Maker and Taker: Understanding the Two Types of Cryptocurrency Trading

In cryptocurrency trading, Maker and Taker are two common types of transactions that represent different roles and trading methods. Understanding the difference between them can help you better manage transaction costs and optimize your trading strategy.
1. Maker A Maker is someone who creates an order in the market and places it in the order book, waiting for another trader to match the order. This means the order does not get filled immediately and is usually a limit order. The Maker adds liquidity to the market, which is why they are called “Makers.”
Features:
- Provides liquidity: As a Maker, you are adding an order to the market that others can match, increasing the liquidity in the market.
- Lower fees: Since Makers add liquidity to the market, exchanges typically charge them lower fees.
- Limit order: Maker orders are usually limit orders, allowing you to set a desired price. The trade will only execute when the market reaches your specified price.

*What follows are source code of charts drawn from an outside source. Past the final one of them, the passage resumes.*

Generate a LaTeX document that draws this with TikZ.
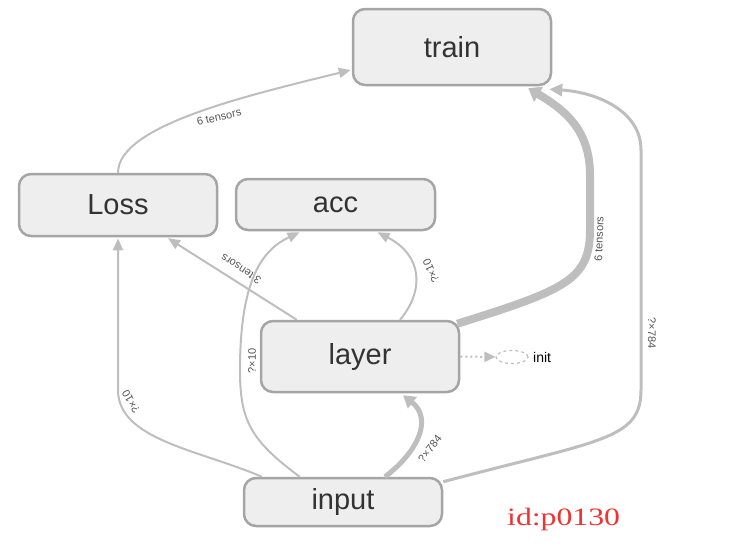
\documentclass[tikz,border=0pt]{standalone}
\usepackage{fontspec}
\setmainfont{Liberation Sans}
\newfontfamily\idfont[FakeStretch=1.27]{Liberation Serif}
\usetikzlibrary{arrows.meta,shapes.geometric,calc}
\definecolor{edgec}{RGB}{190,190,190}
\definecolor{nodefill}{RGB}{238,238,238}
\definecolor{nodedraw}{RGB}{165,165,165}
\definecolor{txtc}{RGB}{51,51,51}
\definecolor{lblc}{RGB}{85,85,85}
\definecolor{idred}{RGB}{240,50,50}
\begin{document}
\begin{tikzpicture}[x=1pt,y=-1pt,
  opnode/.style={draw=nodedraw, fill=nodefill, line width=2.5pt, rounded corners=12pt,
    minimum width=198pt, inner sep=0pt, text=txtc, font=\fontsize{29}{32}\selectfont},
  conn/.style={draw=edgec, line width=2pt, -{Triangle[length=12pt,width=10pt]}},
  mid/.style={draw=edgec, line width=3pt, -{Triangle[length=13pt,width=12pt]}},
  thick conn/.style={draw=edgec, line width=8pt, -{Triangle[length=12pt,width=17pt]}},
  elab/.style={font=\fontsize{11}{12}\selectfont, text=lblc, inner sep=1pt}]
\useasboundingbox (0,0) rectangle (741,547);

\node[opnode, minimum height=76pt] (train) at (452,47) {train};
\node[opnode, minimum height=62pt] (Loss) at (118,205) {Loss};
\node[opnode, minimum height=51pt, minimum width=199pt] (acc) at (335.5,204.5) {acc};
\node[opnode, minimum height=71pt] (layer) at (360,356.5) {layer};
\node[opnode, minimum height=48pt] (input) at (343,502) {input};
\node[draw=edgec, dashed, line width=1.2pt, ellipse, minimum width=32pt, minimum height=13pt, inner sep=0pt] (init) at (512,357) {};
\node[font=\fontsize{14}{16}\selectfont, anchor=west, inner sep=0pt] (initlbl) at (533,357) {init};
\node[font=\idfont\fontsize{25}{27}\selectfont, text=idred, anchor=base west, inner sep=0pt] (idtxt) at (507,525) {id:p0130};

% labels
\node[elab, rotate=13] (l1) at (219,117) {6 tensors};
\node[elab, rotate=147] (l2) at (241,269) {3 tensors};
\node[elab, rotate=90] (l3) at (252,361) {?×10};
\node[elab, rotate=114] (l4) at (431,271) {?×10};
\node[elab, rotate=88] (l5) at (599,239) {6 tensors};
\node[elab, rotate=-90] (l6) at (652,333) {?×784};
\node[elab, rotate=120] (l7) at (131,402) {?×10};
\node[elab, rotate=52] (l8) at (430,449) {?×784};

% edges
\draw[conn] (Loss.north) .. controls (118,125) and (250,95) .. ($(train.west)+(-1,23)$);
\draw[conn] ($(layer.north west)+(37,0)$) -- ($(Loss.south)+(50,1)$);
\draw[conn] ($(input.north west)+(57,0)$) .. controls (250,440) and (240,420) .. (240,370)
  .. controls (240,280) and (262,250) .. ($(acc.south)+(-36,1)$);
\draw[conn] ($(layer.north)+(40,0)$) .. controls (425,290) and (422,255) .. ($(acc.south)+(42,1)$);
\draw[thick conn] ($(layer.north east)+(-3,4)$) .. controls (565,290) and (590,280) .. (590,230)
  -- (590,175) .. controls (590,130) and (565,110) .. ($(train.south east)+(-24,2)$);
\draw[mid] ($(input.north east)+(0,5)$) .. controls (600,440) and (641,440) .. (641,390)
  -- (641,150) .. controls (641,110) and (595,92) .. ($(train.south east)+(-3,3)$);
\draw[conn] ($(input.north west)+(19,0)$) .. controls (200,450) and (118,440) .. (118,390)
  -- ($(Loss.south)+(0,1)$);
\draw[draw=edgec, line width=5pt, -{Triangle[length=12pt,width=14pt]}] ($(input.north)+(42,0)$) .. controls (420,450) and (432,418) .. ($(layer.south)+(43,2)$);
\draw[draw=edgec, line width=2pt, dash pattern=on 2pt off 3pt, -{Triangle[length=11pt,width=10pt]}] (layer.east) -- (init.west);
\end{tikzpicture}
\end{document}
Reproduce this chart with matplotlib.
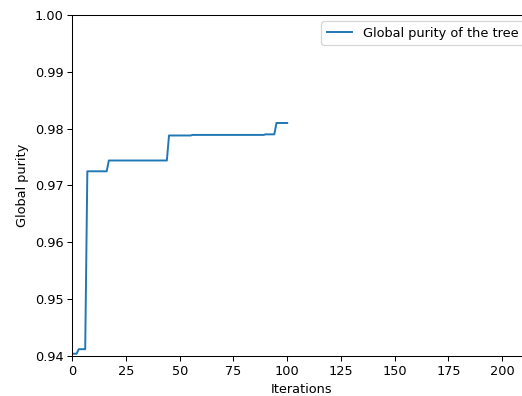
import matplotlib
matplotlib.use('Agg')
import matplotlib.pyplot as plt

# corners of the step-shaped purity curve (iteration, purity)
iterations = [0, 2, 3, 6, 7, 16, 17, 44, 45, 55, 56, 89, 90, 94, 95, 100]
purity = [0.9404, 0.9404, 0.9412, 0.9412, 0.9725, 0.9725, 0.9744, 0.9744,
          0.9788, 0.9788, 0.9789, 0.9789, 0.9790, 0.9790, 0.9810, 0.9810]

W, H = 522, 396
DPI = 93
fig = plt.figure(figsize=(W / DPI, H / DPI), dpi=DPI)
# axes runs past the right edge of the picture, as in the reference
left, right, top, bottom = 72.3, 530, 15, 356
ax = fig.add_axes([left / W, (H - bottom) / H, (right - left) / W, (bottom - top) / H])

ax.plot(iterations, purity, color='#1f77b4', label='Global purity of the tree')
ax.set_xlim(0, (right - left) / 2.149)
ax.set_ylim(0.94, 1.00)
ax.set_xticks([0, 25, 50, 75, 100, 125, 150, 175, 200])
ax.set_xlabel('Iterations')
ax.set_ylabel('Global purity')
ax.legend(loc='upper right')

plt.savefig('out.png', dpi=DPI)
plt.clf()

Example: If Bitcoin’s current market price is 50,000 USDT and you want to buy at 49,500 USDT, you can place a limit order as a Maker. When the market price drops to 49,500 USDT, your order will automatically be executed.
2. Taker A Taker is someone who immediately matches an existing order in the market. This means you are using a market order to trade at the current market price, and the trade gets executed right away. A Taker removes liquidity from the market, which is why they are called “Takers.”
Features:
- Consumes liquidity: As a Taker, you remove existing liquidity by filling orders that are already in the market.
- Higher fees: Since Takers immediately complete their transactions, exchanges generally charge them higher fees.
- Market order: Taker orders are typically market orders, allowing you to buy or sell instantly at the current best price available in the market.
Example: If Bitcoin’s current market price is 50,000 USDT and you decide to buy immediately with a market order, the trade will be executed at 50,000 USDT right away.
Summary:
- Maker: Creates and waits for an order to be matched, providing liquidity to the market, typically lower fees, and used for limit orders.
- Taker: Immediately matches existing orders, consuming liquidity, usually higher fees, and used for market orders.
Both trading methods have their advantages, and choosing the right method can help you optimize your trading strategy and costs.